__Aim__
Below are the records. Retype, exactly, the lines from the first through the line with "(dec1) at (455,372)", and leave out the pictures.

__Working data__
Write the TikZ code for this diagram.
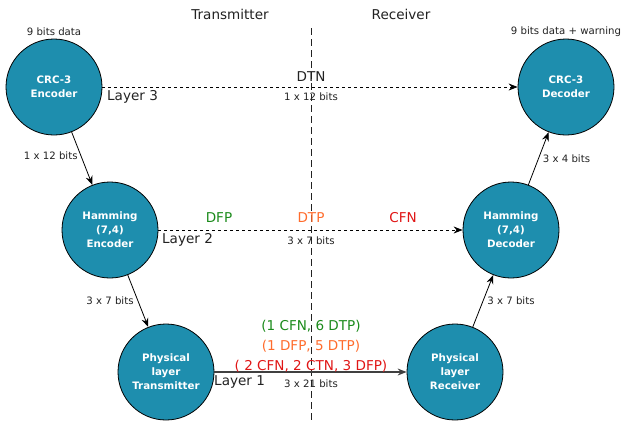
\documentclass[tikz,border=0pt]{standalone}
\usepackage{fontspec}
\setmainfont{DejaVu Sans}
\usetikzlibrary{arrows.meta}
\definecolor{nodefill}{HTML}{1E8EAE}
\definecolor{lgreen}{HTML}{1A8A1A}
\definecolor{lorange}{HTML}{FF6B2B}
\definecolor{lred}{HTML}{E01515}
\definecolor{txt}{HTML}{222222}
\tikzset{
  x=1bp, y=-1bp,
  blk/.style={circle, draw=black, line width=0.8bp, fill=nodefill, minimum size=96bp, inner sep=0pt,
    text=white, align=center, font=\fontsize{10.3}{14}\selectfont\bfseries},
  small/.style={font=\fontsize{10.2}{12}\selectfont, text=txt, inner sep=1bp},
  big/.style={font=\fontsize{13.6}{16}\selectfont, text=txt, inner sep=1bp},
  arr/.style={-{Stealth[length=9bp,width=7bp,inset=3bp]}, line width=0.8bp},
  dline/.style={arr, dash pattern=on 3bp off 3bp},
}
\begin{document}
\begin{tikzpicture}
\useasboundingbox (0,0) rectangle (621,420);
\node[blk] (enc3) at (54,87) {CRC-3\\Encoder};
\node[blk] (dec3) at (566,87) {CRC-3\\Decoder};
\node[blk] (enc2) at (110,230) {Hamming\\(7,4)\\Encoder};
\node[blk] (dec2) at (511,230) {Hamming\\(7,4)\\Decoder};
\node[blk] (enc1) at (166,372) {Physical\\layer\\Transmitter};
\node[blk] (dec1) at (455,372) {Physical\\layer\\Receiver};

\coordinate (vtop) at (311,28);
\coordinate (vbot) at (311,420);
\draw[line width=0.8bp, dash pattern=on 7bp off 4bp, draw=txt] (vtop) -- (vbot);

\node[big] (ttx) at (230,14) {Transmitter};
\node[big] (trx) at (401,14) {Receiver};
\node[small] (in3) at (54,32) {9 bits data};
\node[small] (out3) at (566,32) {9 bits data + warning};

\draw[dline] (enc3) -- (dec3);
\draw[dline] (enc2) -- (dec2);
\draw[arr, draw=black!75, line width=1.2bp] (enc1) -- (dec1);

\node[big, anchor=west] (l3) at (106,97) {Layer 3};
\node[big, anchor=west] (l2) at (161,240) {Layer 2};
\node[big, anchor=west] (l1) at (213,382) {Layer 1};

\node[big] (dtn) at (311,77) {DTN};
\node[small] (b3) at (311,97) {1 x 12 bits};
\node[big, text=lgreen] (dfp) at (219,218) {DFP};
\node[big, text=lorange] (dtp) at (311,218) {DTP};
\node[big, text=lred] (cfn) at (403,218) {CFN};
\node[small] (b2) at (311,241) {3 x 7 bits};
\node[big, text=lgreen] (c1) at (311,326) {(1 CFN, 6 DTP)};
\node[big, text=lorange] (c2) at (311,346) {(1 DFP, 5 DTP)};
\node[big, text=lred] (c3) at (311,366) {( 2 CFN, 2 CTN, 3 DFP)};
\node[small] (b1) at (311,384) {3 x 21 bits};

\draw[arr] (enc3) -- (enc2) node[small, pos=0.45, left=2bp] (e32) {1 x 12 bits};
\draw[arr] (enc2) -- (enc1) node[small, pos=0.5, left=3bp] (e21) {3 x 7 bits};
\draw[arr] (dec1) -- (dec2) node[small, pos=0.5, right=3bp] (d12) {3 x 7 bits};
\draw[arr] (dec2) -- (dec3) node[small, pos=0.5, right=3bp] (d23) {3 x 4 bits};
\end{tikzpicture}
\end{document}
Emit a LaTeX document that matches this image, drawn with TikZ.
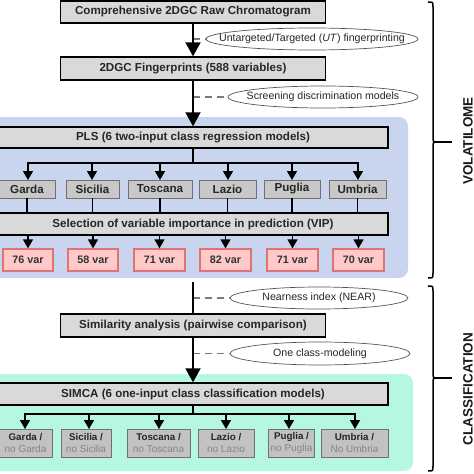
\documentclass[tikz,border=0pt]{standalone}
\usepackage{fontspec}
\setmainfont{Liberation Sans}
\usetikzlibrary{arrows.meta,shapes.geometric}
\definecolor{boxfill}{HTML}{D9D9D9}
\definecolor{clsfill}{HTML}{C8C8C8}
\definecolor{clsline}{HTML}{707070}
\definecolor{simfill}{HTML}{C2C2C2}
\definecolor{bluebg}{HTML}{C9D4EE}
\definecolor{cyanbg}{HTML}{B6F7E2}
\definecolor{varfill}{HTML}{FFC9C9}
\definecolor{varline}{HTML}{E07474}
\definecolor{dashgray}{HTML}{7A7A7A}
\definecolor{elline}{HTML}{555555}
\definecolor{txtgray}{HTML}{858585}
\newcommand{\zw}[1]{\makebox[0pt][c]{#1}}
\newcommand{\simtxt}[2]{#1\\{\mdseries\fontsize{10}{12.5}\selectfont\textcolor{txtgray}{#2}}}
\tikzset{
  mainbox/.style={draw=black,line width=1.4pt,fill=boxfill,inner sep=0pt,minimum height=22pt,font=\fontsize{11.6}{13}\selectfont\bfseries,text=black!85},
  clsbox/.style={draw=clsline,line width=0.9pt,fill=clsfill,inner sep=0pt,minimum height=18pt,font=\fontsize{11.6}{13}\selectfont\bfseries,text=black!85},
  varbox/.style={draw=varline,line width=1.3pt,fill=varfill,inner sep=0pt,minimum width=50pt,minimum height=22pt,font=\fontsize{10.8}{12}\selectfont\bfseries,text=black!80},
  simbox/.style={draw=clsline,line width=0.9pt,fill=simfill,inner sep=0pt,minimum height=28pt,align=center,font=\fontsize{9.8}{12.5}\selectfont\bfseries,text=black!85},
  oval/.style={ellipse,draw=elline,line width=0.7pt,fill=white,inner sep=0pt,minimum height=22pt,font=\fontsize{10.6}{12}\selectfont,text=black!85},
  bgpanel/.style={rounded corners=9pt,inner sep=0pt},
  mainarrow/.style={line width=2pt,-{Triangle[length=14pt,width=15pt]}},
  mainline/.style={line width=2pt},
  smallarrow/.style={line width=1.5pt,-{Triangle[length=9pt,width=10pt]}},
  smallline/.style={line width=1.5pt},
  dashline/.style={draw=dashgray,line width=1.4pt,dash pattern=on 7pt off 5pt},
  bracepath/.style={line width=1.5pt},
  sidelabel/.style={rotate=90,font=\fontsize{13.5}{15}\selectfont\bfseries,text=black!90}
}
\begin{document}
\begin{tikzpicture}[x=1pt,y=-1pt]
\useasboundingbox (0,0) rectangle (474,474);
% background panels
\node[bgpanel,fill=bluebg,minimum width=428pt,minimum height=161pt] (bluebg) at (194,197.5) {};
\node[bgpanel,fill=cyanbg,minimum width=433pt,minimum height=97pt] (cyanbg) at (196.5,422.5) {};
% main boxes
\node[mainbox,minimum width=265pt] (raw) at (193,12) {Comprehensive 2DGC Raw Chromatogram};
\node[mainbox,minimum width=265pt,minimum height=23pt] (fp) at (193,68.5) {2DGC Fingerprints (588 variables)};
\node[mainbox,minimum width=390pt,minimum height=21pt] (pls) at (193,137.5) {PLS (6 two-input class regression models)};
\node[mainbox,minimum width=390pt] (vip) at (193,224) {Selection of variable importance in prediction (VIP)};
\node[mainbox,minimum width=265pt,minimum height=23pt] (sim) at (193,325.5) {Similarity analysis (pairwise comparison)};
\node[mainbox,minimum width=390pt] (simca) at (193,394) {SIMCA (6 one-input class classification models)};
% ovals
\node[oval,minimum width=212pt] (e1) at (312,39) {\zw{Untargeted/Targeted (\textit{UT}) fingerprinting}};
\node[oval,minimum width=190pt] (e2) at (323,97) {\zw{Screening discrimination models}};
\node[oval,minimum width=178pt] (e3) at (319,298) {\zw{Nearness index (NEAR)}};
\node[oval,minimum width=180pt,minimum height=23pt] (e4) at (320,353.5) {\zw{One class-modeling}};
% class boxes (PLS)
\node[clsbox,minimum width=56pt] (c1) at (27,189) {Garda};
\node[clsbox,minimum width=53pt] (c2) at (92.5,189) {Sicilia};
\node[clsbox,minimum width=64pt] (c3) at (160,189) {Toscana};
\node[clsbox,minimum width=57pt] (c4) at (227.5,189) {Lazio};
\node[clsbox,minimum width=56pt] (c5) at (292,189) {Puglia};
\node[clsbox,minimum width=57pt] (c6) at (357.5,189) {Umbria};
% var boxes
\node[varbox] (v1) at (28,260) {76 var};
\node[varbox] (v2) at (93,260) {58 var};
\node[varbox,minimum width=51pt] (v3) at (159.5,260) {71 var};
\node[varbox,minimum width=51pt] (v4) at (225.5,260) {82 var};
\node[varbox,minimum width=51pt] (v5) at (292.5,260) {71 var};
\node[varbox,minimum width=51pt] (v6) at (358.5,260) {70 var};
% SIMCA class boxes
\node[simbox,minimum width=53pt] (s1) at (25.5,443) {\simtxt{Garda /}{no Garda}};
\node[simbox,minimum width=50pt] (s2) at (86,443) {\simtxt{Sicilia /}{no Sicilia}};
\node[simbox,minimum width=63pt] (s3) at (158.5,443) {\simtxt{Toscana /}{no Toscana}};
\node[simbox,minimum width=56pt] (s4) at (226,443) {\simtxt{Lazio /}{no Lazio}};
\node[simbox,minimum width=46pt] (s5) at (291.5,443) {\simtxt{Puglia /}{no Puglia}};
\node[simbox,minimum width=67pt] (s6) at (354.5,443) {\simtxt{Umbria /}{No Umbria}};
% coordinates on main line
\coordinate (d1) at (193,39);
\coordinate (d2) at (193,97);
\coordinate (d3) at (193,298);
\coordinate (d4) at (193,353.5);
\coordinate (b1) at (193,163);
\coordinate (b2) at (193,414);
\coordinate (top3) at (193,282);
% dashed connectors
\draw[dashline] (d1) -- (e1.west);
\draw[dashline] (d2) -- (e2.west);
\draw[dashline] (d3) -- (e3.west);
\draw[dashline] (d4) -- (e4.west);
% main arrows
\draw[mainarrow] (raw.south) -- (fp.north);
\draw[mainarrow] (fp.south) -- (pls.north);
\draw[mainline] (top3) -- (sim.north);
\draw[mainarrow] (sim.south) -- (simca.north);
% PLS branches
\draw[smallline] (pls.south) -- (b1);
\foreach \c/\xx in {c1/28,c2/92,c3/160,c4/228,c5/292,c6/358}{
  \draw[smallarrow] (b1) -| (\xx,180);
}
\foreach \c in {c1,c2,c3,c4,c5,c6}{
  \draw[smallline] (\c.south) -- (\c.south |- vip.north);
}
\foreach \v in {v1,v2,v3,v4,v5,v6}{
  \draw[smallarrow] (\v.north |- vip.south) -- (\v.north);
}
% SIMCA branches
\draw[smallline] (simca.south) -- (b2);
\foreach \s/\xx in {s1/25,s2/89,s3/159,s4/226,s5/289,s6/355}{
  \draw[smallarrow] (b2) -| (\xx,429);
}
% braces
\draw[bracepath] (428,2) .. controls (433,2) .. (433,7) -- (433,137) .. controls (433,142) .. (438,142)
  .. controls (433,142) .. (433,147) -- (433,273) .. controls (433,278) .. (428,278);
\draw[bracepath] (438,142) -- (452,142);
\draw[bracepath] (428,286) .. controls (433,286) .. (433,291) -- (433,373) .. controls (433,378) .. (438,378)
  .. controls (433,378) .. (433,383) -- (433,466) .. controls (433,471) .. (428,471);
\draw[bracepath] (438,378) -- (452,378);
\node[sidelabel] (lab1) at (468,141) {VOLATILOME};
\node[sidelabel] (lab2) at (468,389) {CLASSIFICATION};
\end{tikzpicture}
\end{document}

__Complete response__
Write the TikZ code for this diagram.
\documentclass[tikz,border=0pt]{standalone}
\usepackage{fontspec}
\setmainfont{DejaVu Sans}
\usetikzlibrary{arrows.meta}
\definecolor{nodefill}{HTML}{1E8EAE}
\definecolor{lgreen}{HTML}{1A8A1A}
\definecolor{lorange}{HTML}{FF6B2B}
\definecolor{lred}{HTML}{E01515}
\definecolor{txt}{HTML}{222222}
\tikzset{
  x=1bp, y=-1bp,
  blk/.style={circle, draw=black, line width=0.8bp, fill=nodefill, minimum size=96bp, inner sep=0pt,
    text=white, align=center, font=\fontsize{10.3}{14}\selectfont\bfseries},
  small/.style={font=\fontsize{10.2}{12}\selectfont, text=txt, inner sep=1bp},
  big/.style={font=\fontsize{13.6}{16}\selectfont, text=txt, inner sep=1bp},
  arr/.style={-{Stealth[length=9bp,width=7bp,inset=3bp]}, line width=0.8bp},
  dline/.style={arr, dash pattern=on 3bp off 3bp},
}
\begin{document}
\begin{tikzpicture}
\useasboundingbox (0,0) rectangle (621,420);
\node[blk] (enc3) at (54,87) {CRC-3\\Encoder};
\node[blk] (dec3) at (566,87) {CRC-3\\Decoder};
\node[blk] (enc2) at (110,230) {Hamming\\(7,4)\\Encoder};
\node[blk] (dec2) at (511,230) {Hamming\\(7,4)\\Decoder};
\node[blk] (enc1) at (166,372) {Physical\\layer\\Transmitter};
\node[blk] (dec1) at (455,372) {Physical\\layer\\Receiver};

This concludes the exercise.